Ich gebe zu, diese Frage muss nicht dazu führen die monogame Beziehungsform in Frage zu stellen, eher mag sie gar eine Entscheidungsfindung zwischen Beziehungswunsch oder Single-Dasein verlangen. Und so ist sie weder die einzige Frage resp. Überlegung, noch die einzige Befürchtung gewesen, die meinen Weg in diese Gruppe gelenkt haben.
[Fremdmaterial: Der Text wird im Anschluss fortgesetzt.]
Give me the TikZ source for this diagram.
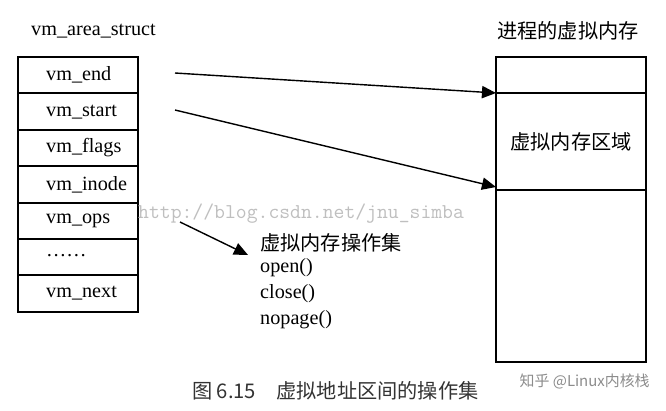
\documentclass[tikz,border=0pt]{standalone}
\usepackage{fontspec}
\setmainfont{Liberation Serif}
\newfontfamily\cjk{Noto Sans CJK SC}
\usetikzlibrary{arrows.meta}
\begin{document}
\begin{tikzpicture}[x=0.02cm,y=-0.02cm,
  box/.style={draw,line width=0.8pt},
  lbl/.style={font=\fontsize{11.5}{14}\selectfont},
  cn/.style={font=\cjk\fontsize{11.5}{14}\selectfont},
  arr/.style={-{Triangle[length=8pt,width=7pt]},line width=0.8pt}]
\useasboundingbox (0,0) rectangle (666,410);
\fill[white] (0,0) rectangle (666,410);
% left struct
\draw[box] (18,57) rectangle (138,312);
\foreach \y in {93,130,166,203,239,275} \draw[line width=0.8pt] (18,\y) -- (138,\y);
\node[lbl,anchor=west] (t) at (25,31) {vm\_area\_struct};
\node[lbl,anchor=west] (e) at (40,75) {vm\_end};
\node[lbl,anchor=west] (s) at (40,112) {vm\_start};
\node[lbl,anchor=west] (f) at (40,148) {vm\_flags};
\node[lbl,anchor=west] (i) at (40,185) {vm\_inode};
\node[lbl,anchor=west] (o) at (40,221) {vm\_ops};
\node[lbl,anchor=west] (d) at (40,256) {……};
\node[lbl,anchor=west] (n) at (40,293) {vm\_next};
% right memory
\draw[box] (496,57) rectangle (646,362);
\draw[line width=0.8pt] (496,93) -- (646,93);
\draw[line width=0.8pt] (496,190) -- (646,190);
\node[cn] (pt) at (568,31) {进程的虚拟内存};
\node[cn] (va) at (571,142) {虚拟内存区域};
\coordinate (m1) at (496,93);
\coordinate (m2) at (496,187);
\coordinate (a1) at (175,73);
\coordinate (a2) at (175,110);
\coordinate (a3) at (180,222);
\coordinate (a4) at (248,255);
\draw[arr] (a1) -- (m1);
\draw[arr] (a2) -- (m2);
\draw[arr] (a3) -- (a4);
% ops
\node[cn,anchor=west] (ops) at (254,243) {虚拟内存操作集};
\node[lbl,anchor=west] (op) at (254,268) {open()};
\node[lbl,anchor=west] (cl) at (254,294) {close()};
\node[lbl,anchor=west] (np) at (254,320) {nopage()};
% watermarks
\node[font=\ttfamily\fontsize{12}{14}\selectfont,text=black!25,anchor=west] (wm) at (132,214) {http://blog.csdn.net/jnu\_simba};
\node[font=\cjk\fontsize{8.5}{10}\selectfont,text=black!45,anchor=east,inner sep=0pt] (zh) at (650,381) {知乎 @Linux内核栈};
\node[font=\cjk\fontsize{11.5}{14}\selectfont,text=black!80,anchor=west] (cap) at (186,391) {图 6.15\quad 虚拟地址区间的操作集};
\end{tikzpicture}
\end{document}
Zunächst, ich bin nicht 'poly', oder zumindest habe ich es noch nicht ausgelebt und kann mich deshalb auch nicht derartig Bezeichnen - Wobei Bezeichnungen und Definitionen m.E. immer einen zu starken 'Labelcharakter' haben, mithin zu statisch und somit zu Teil eines Schubladendenkens sind, als dass ich ihnen viel Raum zur Definition des Selbst zukommen lassen möchte; ganz anders in tendenziell theoretischen oder abstrahierenden Diskussionen, im Rahmen derer sie eine durchaus notwendige Klarheit in Sprache und Ausdruck befördern können (aber ich weiche ab!) -. Nein, ich könnte noch nicht einmal mit Sicherheit behaupten mich charakterlich dazu in der Lage zu sehen, ein polyamouröses Leben führen - würde ich am Ende nicht doch zum vor Eifersucht rasenden Kerl mutieren, der '
seine Frau' vor den gierigen Blicken der Konkurrenz zu schützen hat? Ich weis es nicht! Dabei ist es gerade dieses 'Geclaime', das mittlerweile hochgradig auf die nerven geht - MEIN Schatz, MEIN Freund, MEINE Frau, lasst bloß die Finger davon, weil MEINS! Aber ich bin nicht so selbstverliebt, dass ich behaupten möchte jemanden sexuell in allen Dingen erfüllen zu können, nein, noch nicht einmal in nicht-sexuellen Dingen würde ich dies behaupten wollen. Und so komme ich denn zu den Fragen die mich, viel mehr noch als die eingangs geschilderten Beobachtungen, zu meinen beziehungstheoretischen Überlegungen und damit in diese Gruppe geführt haben: wenn ich mit einem Menschen so gut Lachen, entspannen und verrückt sein kann, wie mit sonst niemandem; wenn ich mit einem Menschen einen so unglaublich bereichernden gedanklichen oder kreativen oder Interessen- oder... Austausch haben kann, wie ich ihn sonst mit 'keinem' anderen Menschen habe; wenn ich Männer aber auch Frauen anziehend finde, ist es dann nicht auch möglich Gefühle für mehr als Menschen zu entwickeln? Wenn ich aber in der Lage bin, für mehr als eine Person etwas zu empfinden, wird es meinen Mitmenschen mit hoher Wahrscheinlichkeit ähnlich gehen. Wenn es ihnen ähnlich geht, folgt daraus, dass das 'Claimen' - wie es nach meinem Gefühl nur allzu üblich ist - ein äußerst starker Eingriff, sowohl in die persönliche Freiheit der/des Partnerin/Partners ist, als auch in meine eigene Freiheit (womit ich die Notwendigkeit der Zurücknahme persönlicher Interessen in jeglicher Art von Beziehungen nicht in Abrede stellen möchte). Hieraus folgert wiederum die Frage nach der generellen Möglichkeit und den Formen von partnerschaftlichen Beziehungen zwischen mehr als zwei Personen?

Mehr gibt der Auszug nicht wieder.